**Supplied information**
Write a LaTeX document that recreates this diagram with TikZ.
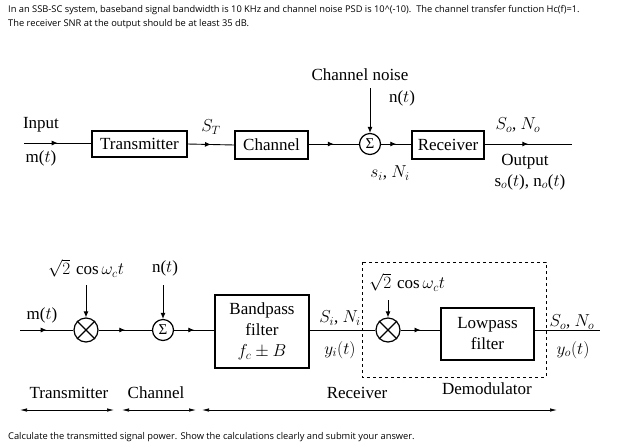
\documentclass[tikz,border=0pt]{standalone}
\usepackage{fontspec}
\setmainfont{Liberation Serif}
\newfontfamily\qsans{Open Sans}
\usetikzlibrary{decorations.markings,arrows.meta}
\begin{document}
\begin{tikzpicture}[x=1pt,y=-1pt,
  blk/.style={draw,line width=1.2pt,inner sep=0pt,font=\fontsize{17}{21}\selectfont},
  circ/.style={draw,circle,line width=1.2pt,inner sep=0pt},
  sig/.style={circ,minimum size=21pt,font=\fontsize{15}{15}\selectfont},
  lbl/.style={font=\fontsize{17}{18}\selectfont,inner sep=0pt},
  qtxt/.style={font=\qsans\fontsize{9.3}{11}\selectfont,anchor=west,inner sep=0pt},
  mid/.style={postaction={decorate},decoration={markings,mark=at position 0.5 with {\arrow{Latex[length=6pt,width=5pt]}}}},
  ln/.style={line width=0.9pt},
  tip/.style={-{Latex[length=6pt,width=5pt]},line width=0.9pt}]
\useasboundingbox (0,0) rectangle (631,445);
\node[qtxt] (q1) at (8,10) {In an SSB-SC system, baseband signal bandwidth is 10 KHz and channel noise PSD is 10\^{}(-10).\ \ The channel transfer function Hc(f)=1.};
\node[qtxt] (q2) at (8,24) {The receiver SNR at the output should be at least 35 dB.};
\node[qtxt] (q3) at (8,437) {Calculate the transmitted signal power. Show the calculations clearly and submit your answer.};
% top diagram
\coordinate (in) at (24,143);
\node[blk,minimum width=95pt,minimum height=26pt] (tx) at (139.5,144) {Transmitter};
\node[blk,minimum width=73pt,minimum height=28pt] (ch) at (271.5,145) {Channel};
\node[sig] (s1) at (370,144) {Σ};
\node[blk,minimum width=72pt,minimum height=28pt] (rx) at (448,145) {Receiver};
\coordinate (out) at (572,144);
\coordinate (nz) at (370,88);
\draw[ln,mid] (in) -- (tx.west|-in);
\draw[ln,mid] (tx.east) -- (ch.west);
\draw[ln,mid] (ch.east|-s1) -- (s1.west);
\draw[ln,mid] (s1.east) -- (rx.west|-s1);
\draw[ln,mid] (rx.east|-s1) -- (out);
\draw[tip] (nz) -- (s1.north);
\node[lbl] (l1) at (41,125) {Input};
\node[lbl] (l2) at (41,158) {m($t$)};
\node[lbl] (l3) at (211,127) {$S_T$};
\node[lbl] (l4) at (360,75) {Channel noise};
\node[lbl] (l5) at (402,98) {n($t$)};
\node[lbl] (l6) at (390,173) {$s_i$, $N_i$};
\node[lbl] (l7) at (518,125) {$S_o$, $N_o$};
\node[lbl] (l8) at (525,162) {Output};
\node[lbl] (l9) at (530,182) {s$_o$($t$), n$_o$($t$)};
% bottom diagram
\coordinate (in2) at (20,330);
\node[circ,minimum size=24pt] (m1) at (86,330) {};
\draw[line width=1.2pt] (m1.north east) -- (m1.south west) (m1.north west) -- (m1.south east);
\node[sig] (s2) at (163,330) {Σ};
\node[blk,minimum width=94pt,minimum height=73pt,align=center] (bp) at (262,331.5) {Bandpass\\filter\\$f_c\pm B$};
\node[circ,minimum size=24pt] (m2) at (388,330) {};
\draw[line width=1.2pt] (m2.north east) -- (m2.south west) (m2.north west) -- (m2.south east);
\node[blk,minimum width=93pt,minimum height=52pt,align=center] (lp) at (487.5,334) {Lowpass\\filter};
\coordinate (out2) at (600,330);
\draw[ln,mid] (in2) -- (m1.west);
\draw[ln,mid] (m1.east) -- (s2.west);
\draw[ln,mid] (s2.east) -- (bp.west|-s2);
\draw[ln] (bp.east|-s2) -- (m2.west);
\draw[ln,mid] (m2.east) -- (lp.west|-m2);
\draw[ln] (lp.east|-m2) -- (out2);
\coordinate (c1) at (86,285);
\coordinate (c2) at (163,285);
\coordinate (c3) at (388,300);
\draw[tip] (c1) -- (m1.north);
\draw[tip] (c2) -- (s2.north);
\draw[tip] (c3) -- (m2.north);
\draw[dashed,line width=0.9pt] (362,262) rectangle (546,377);
\node[lbl] (b1) at (86,268) {$\sqrt{2}\,\cos\omega_c t$};
\node[lbl] (b2) at (165,268) {n($t$)};
\node[lbl] (b3) at (407,282) {$\sqrt{2}\,\cos\omega_c t$};
\node[lbl] (b4) at (42,315) {m($t$)};
\node[lbl] (b5) at (340,318) {$S_i$, $N_i$};
\node[lbl] (b6) at (340,350) {$y_i(t)$};
\node[lbl] (b7) at (572,322) {$S_o$, $N_o$};
\node[lbl] (b8) at (573,350) {$y_o(t)$};
\node[lbl] (b9) at (69,393) {Transmitter};
\node[lbl] (b10) at (156,393) {Channel};
\node[lbl] (b11) at (357,393) {Receiver};
\node[lbl] (b12) at (487,389) {Demodulator};
\coordinate (a1) at (20,410); \coordinate (a2) at (114,410);
\coordinate (a3) at (122,410); \coordinate (a4) at (196,410);
\coordinate (a5) at (202,410); \coordinate (a6) at (557,410);
\draw[{Latex[length=7pt,width=3.5pt]}-{Latex[length=7pt,width=3.5pt]},line width=0.7pt] (a1) -- (a2);
\draw[{Latex[length=7pt,width=3.5pt]}-{Latex[length=7pt,width=3.5pt]},line width=0.7pt] (a3) -- (a4);
\draw[{Latex[length=7pt,width=3.5pt]}-{Latex[length=7pt,width=3.5pt]},line width=0.7pt] (a5) -- (a6);
\end{tikzpicture}
\end{document}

**Task requirements**
Copy out each line word for word, please, skipping the images.

**Completed task**
Write a LaTeX document that recreates this diagram with TikZ.
\documentclass[tikz,border=0pt]{standalone}
\usepackage{fontspec}
\setmainfont{Liberation Serif}
\newfontfamily\qsans{Open Sans}
\usetikzlibrary{decorations.markings,arrows.meta}
\begin{document}
\begin{tikzpicture}[x=1pt,y=-1pt,
  blk/.style={draw,line width=1.2pt,inner sep=0pt,font=\fontsize{17}{21}\selectfont},
  circ/.style={draw,circle,line width=1.2pt,inner sep=0pt},
  sig/.style={circ,minimum size=21pt,font=\fontsize{15}{15}\selectfont},
  lbl/.style={font=\fontsize{17}{18}\selectfont,inner sep=0pt},
  qtxt/.style={font=\qsans\fontsize{9.3}{11}\selectfont,anchor=west,inner sep=0pt},
  mid/.style={postaction={decorate},decoration={markings,mark=at position 0.5 with {\arrow{Latex[length=6pt,width=5pt]}}}},
  ln/.style={line width=0.9pt},
  tip/.style={-{Latex[length=6pt,width=5pt]},line width=0.9pt}]
\useasboundingbox (0,0) rectangle (631,445);
\node[qtxt] (q1) at (8,10) {In an SSB-SC system, baseband signal bandwidth is 10 KHz and channel noise PSD is 10\^{}(-10).\ \ The channel transfer function Hc(f)=1.};
\node[qtxt] (q2) at (8,24) {The receiver SNR at the output should be at least 35 dB.};
\node[qtxt] (q3) at (8,437) {Calculate the transmitted signal power. Show the calculations clearly and submit your answer.};
% top diagram
\coordinate (in) at (24,143);
\node[blk,minimum width=95pt,minimum height=26pt] (tx) at (139.5,144) {Transmitter};
\node[blk,minimum width=73pt,minimum height=28pt] (ch) at (271.5,145) {Channel};
\node[sig] (s1) at (370,144) {Σ};
\node[blk,minimum width=72pt,minimum height=28pt] (rx) at (448,145) {Receiver};
\coordinate (out) at (572,144);
\coordinate (nz) at (370,88);
\draw[ln,mid] (in) -- (tx.west|-in);
\draw[ln,mid] (tx.east) -- (ch.west);
\draw[ln,mid] (ch.east|-s1) -- (s1.west);
\draw[ln,mid] (s1.east) -- (rx.west|-s1);
\draw[ln,mid] (rx.east|-s1) -- (out);
\draw[tip] (nz) -- (s1.north);
\node[lbl] (l1) at (41,125) {Input};
\node[lbl] (l2) at (41,158) {m($t$)};
\node[lbl] (l3) at (211,127) {$S_T$};
\node[lbl] (l4) at (360,75) {Channel noise};
\node[lbl] (l5) at (402,98) {n($t$)};
\node[lbl] (l6) at (390,173) {$s_i$, $N_i$};
\node[lbl] (l7) at (518,125) {$S_o$, $N_o$};
\node[lbl] (l8) at (525,162) {Output};
\node[lbl] (l9) at (530,182) {s$_o$($t$), n$_o$($t$)};
% bottom diagram
\coordinate (in2) at (20,330);
\node[circ,minimum size=24pt] (m1) at (86,330) {};
\draw[line width=1.2pt] (m1.north east) -- (m1.south west) (m1.north west) -- (m1.south east);
\node[sig] (s2) at (163,330) {Σ};
\node[blk,minimum width=94pt,minimum height=73pt,align=center] (bp) at (262,331.5) {Bandpass\\filter\\$f_c\pm B$};
\node[circ,minimum size=24pt] (m2) at (388,330) {};
\draw[line width=1.2pt] (m2.north east) -- (m2.south west) (m2.north west) -- (m2.south east);
\node[blk,minimum width=93pt,minimum height=52pt,align=center] (lp) at (487.5,334) {Lowpass\\filter};
\coordinate (out2) at (600,330);
\draw[ln,mid] (in2) -- (m1.west);
\draw[ln,mid] (m1.east) -- (s2.west);
\draw[ln,mid] (s2.east) -- (bp.west|-s2);
\draw[ln] (bp.east|-s2) -- (m2.west);
\draw[ln,mid] (m2.east) -- (lp.west|-m2);
\draw[ln] (lp.east|-m2) -- (out2);
\coordinate (c1) at (86,285);
\coordinate (c2) at (163,285);
\coordinate (c3) at (388,300);
\draw[tip] (c1) -- (m1.north);
\draw[tip] (c2) -- (s2.north);
\draw[tip] (c3) -- (m2.north);
\draw[dashed,line width=0.9pt] (362,262) rectangle (546,377);
\node[lbl] (b1) at (86,268) {$\sqrt{2}\,\cos\omega_c t$};
\node[lbl] (b2) at (165,268) {n($t$)};
\node[lbl] (b3) at (407,282) {$\sqrt{2}\,\cos\omega_c t$};
\node[lbl] (b4) at (42,315) {m($t$)};
\node[lbl] (b5) at (340,318) {$S_i$, $N_i$};
\node[lbl] (b6) at (340,350) {$y_i(t)$};
\node[lbl] (b7) at (572,322) {$S_o$, $N_o$};
\node[lbl] (b8) at (573,350) {$y_o(t)$};
\node[lbl] (b9) at (69,393) {Transmitter};
\node[lbl] (b10) at (156,393) {Channel};
\node[lbl] (b11) at (357,393) {Receiver};
\node[lbl] (b12) at (487,389) {Demodulator};
\coordinate (a1) at (20,410); \coordinate (a2) at (114,410);
\coordinate (a3) at (122,410); \coordinate (a4) at (196,410);
\coordinate (a5) at (202,410); \coordinate (a6) at (557,410);
\draw[{Latex[length=7pt,width=3.5pt]}-{Latex[length=7pt,width=3.5pt]},line width=0.7pt] (a1) -- (a2);
\draw[{Latex[length=7pt,width=3.5pt]}-{Latex[length=7pt,width=3.5pt]},line width=0.7pt] (a3) -- (a4);
\draw[{Latex[length=7pt,width=3.5pt]}-{Latex[length=7pt,width=3.5pt]},line width=0.7pt] (a5) -- (a6);
\end{tikzpicture}
\end{document}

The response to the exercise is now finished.